Another thing I rarely do is save quotes from books, but I couldn’t help but screenshot the line, “They’re only stories. They’ll change when they need to.” I don’t know why, but this little epiphany completely blew my mind and changed the way I now look at retellings and adaptions of classic stories. I also think it sums up this graphic novel fairly well. At it’s core, it’s about a family who communicates through stories when they cannot find the words to express something important to one another. I have always believed in the power of stories, and the execution of this message is just played out so beautifully in this format.
Publishing Date/Publisher: September 22, 2020 by Dreamscape Media, LLC
Review: I personally did not find this book to be a thrilling read, however, I will most certainly be recommending it to young readers. Aside from a few curse words scattered here and there, it is actually a pretty “clean” book. It read more like middle grade fiction, despite the fact our amateur sleuth is an older teenager. Because the main protagonist, Elatsoe, is asexual, there is no romantic angle whatsoever. The setting is interesting and would likely appeal to young readers – kind of a re-imagined United States where the paranormal is considered normal. All things considered, I think I probably would have enjoyed this book a lot more if I had read it as a pre-teen.
Publishing Date/Publisher: January 12, 2021 by Flatiron Books
Review: In my glowing review of The Hazel Wood, I mentioned that I hoped for more tales of the Hinterland in the second installment of this series, The Night Country.
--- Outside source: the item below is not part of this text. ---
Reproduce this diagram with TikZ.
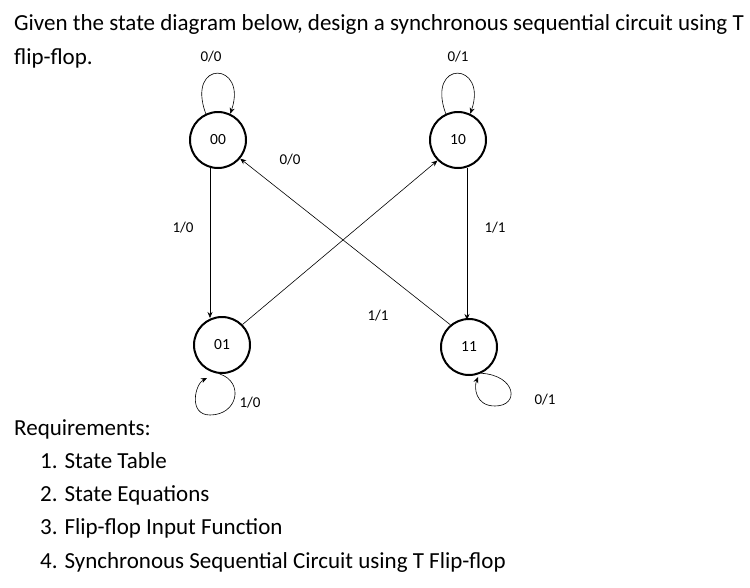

I was sorely disappointed when this did not happen, but Albert has more than made up for this disappointment by releasing this anthology of dark and fascinating fairy tales. If you were a fan of the first two Hinterland books then this is a must-read. If you have not read the books, but are interested in short stories reminiscent of the Brothers Grimm, then this is a must-read for you as well. If you like stories with happy endings, do not, and I repeat, do NOT pick up this book.